Lease: Tight Supply, Softening Rents
The lease market moved against April's narrative. Active listings sit at 1,949 — essentially flat month-over-month (-0.8%) but down a sharp 14.2% year-over-year. Months of supply held tight at 1.8, which still puts landlords in a structurally strong position on speed and execution.
But the pricing turn reversed. After lease rates briefly went positive year-over-year last month, May pulled them back: average leased price slipped to $2.5K, down 1.2% month-over-month and 1.8% year-over-year. Average list price dropped 6.6% month-over-month. Properties are still leasing fast and close to ask — 97.4% of original — so tenants aren't gaining time. They're gaining a little room on rate.

Key Lease Metrics:
Active listings: 1,949 (-0.8% MoM, -14.2% YoY)
New listings: 1,497 (+11.5% MoM, -8.8% YoY)
Closed leases: 1,086 (+5.5% MoM, -6.0% YoY)
Average list price: $2.77K (-6.6% MoM)
Average leased price: $2.5K (-1.2% MoM, -1.8% YoY)
For renters, the calculus is mixed: supply is genuinely scarce, so the good units still move quickly — but the rate pressure has eased, and asking prices have come down enough that there's a case for negotiating. For investors, Collin County's rental supply remains thin, which protects occupancy and time-on-market even as headline rents cool off the recent highs.
The Bottom Line
If April was about three segments diverging, May is about what each side does with the leverage that divergence created.
New construction: Builders blinked.

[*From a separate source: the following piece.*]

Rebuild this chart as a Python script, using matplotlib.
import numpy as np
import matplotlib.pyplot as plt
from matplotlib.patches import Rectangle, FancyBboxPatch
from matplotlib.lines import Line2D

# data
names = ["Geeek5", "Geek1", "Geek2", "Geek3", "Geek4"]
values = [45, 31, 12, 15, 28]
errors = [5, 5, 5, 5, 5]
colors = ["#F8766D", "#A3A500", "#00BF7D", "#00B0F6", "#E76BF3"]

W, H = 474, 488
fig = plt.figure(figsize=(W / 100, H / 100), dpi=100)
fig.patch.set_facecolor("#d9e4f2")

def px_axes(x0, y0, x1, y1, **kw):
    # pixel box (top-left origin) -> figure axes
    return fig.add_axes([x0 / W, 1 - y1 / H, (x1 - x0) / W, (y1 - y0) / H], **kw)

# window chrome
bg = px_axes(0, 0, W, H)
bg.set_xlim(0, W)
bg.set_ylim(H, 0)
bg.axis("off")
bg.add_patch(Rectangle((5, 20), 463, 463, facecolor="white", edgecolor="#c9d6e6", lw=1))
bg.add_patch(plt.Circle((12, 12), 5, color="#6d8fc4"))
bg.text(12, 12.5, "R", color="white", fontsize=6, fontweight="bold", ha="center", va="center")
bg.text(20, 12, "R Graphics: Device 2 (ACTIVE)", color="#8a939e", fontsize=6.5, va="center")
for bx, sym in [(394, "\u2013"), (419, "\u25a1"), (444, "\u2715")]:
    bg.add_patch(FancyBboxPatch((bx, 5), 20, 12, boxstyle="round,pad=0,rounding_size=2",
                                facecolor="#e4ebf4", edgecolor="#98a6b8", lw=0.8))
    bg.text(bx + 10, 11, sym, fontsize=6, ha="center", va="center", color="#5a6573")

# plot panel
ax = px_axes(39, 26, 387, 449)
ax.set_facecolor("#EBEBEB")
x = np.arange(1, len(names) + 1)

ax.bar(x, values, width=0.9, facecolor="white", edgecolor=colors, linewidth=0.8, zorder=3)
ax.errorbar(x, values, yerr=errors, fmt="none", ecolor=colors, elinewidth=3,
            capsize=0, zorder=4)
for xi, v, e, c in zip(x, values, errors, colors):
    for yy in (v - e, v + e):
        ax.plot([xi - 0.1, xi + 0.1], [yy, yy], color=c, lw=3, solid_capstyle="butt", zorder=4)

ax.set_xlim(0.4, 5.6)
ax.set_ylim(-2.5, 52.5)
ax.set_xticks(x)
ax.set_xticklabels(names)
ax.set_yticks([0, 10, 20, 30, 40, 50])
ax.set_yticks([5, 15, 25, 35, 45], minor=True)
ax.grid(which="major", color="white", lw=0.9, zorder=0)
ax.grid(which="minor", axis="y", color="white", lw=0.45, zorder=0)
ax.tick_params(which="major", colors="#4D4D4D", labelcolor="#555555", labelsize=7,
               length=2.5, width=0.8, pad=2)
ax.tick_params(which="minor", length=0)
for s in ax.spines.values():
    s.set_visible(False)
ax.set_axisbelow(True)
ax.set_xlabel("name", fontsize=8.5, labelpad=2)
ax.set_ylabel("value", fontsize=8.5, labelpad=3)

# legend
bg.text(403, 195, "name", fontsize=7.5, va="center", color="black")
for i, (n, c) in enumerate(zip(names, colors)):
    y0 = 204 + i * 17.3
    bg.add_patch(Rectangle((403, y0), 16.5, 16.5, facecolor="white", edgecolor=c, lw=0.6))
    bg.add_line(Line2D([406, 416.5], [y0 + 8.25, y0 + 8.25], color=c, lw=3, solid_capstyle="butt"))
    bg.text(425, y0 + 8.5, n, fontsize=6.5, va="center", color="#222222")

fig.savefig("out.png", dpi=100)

List prices came down to meet the market, sold prices held, and execution improved. The negotiating room has moved upstream — buyers now start from a more honest number.
Resale: Buyers answered the inventory build. Sales surged double digits, spring pricing firmed, and deals are closing fast. The leverage is still with buyers on a YoY basis — but the demand response means sellers who price right are getting strong, quick outcomes.
Lease: Supply stays tight, but pricing softened and turned negative YoY. Landlords keep the structural edge on speed; tenants finally have a small opening on rate.
The "great news for buyers" thread that's run through these reports all year is still intact — rates 68 basis points lower, deeper resale selection, softer pricing than last spring. What's new in May is that buyers believed it. The deal is there in resale, and this month, people acted on it. In new construction, the builders are the ones adjusting. And in lease, the edge is narrowing — slowly — for the first time in a while.
Important Note:
This analysis is based on data from NTREIS (North Texas Real Estate Information Systems) as of May 31, 2026. Market conditions can change rapidly, and this report is intended for informational purposes only. It should not be considered a guarantee of future market performance.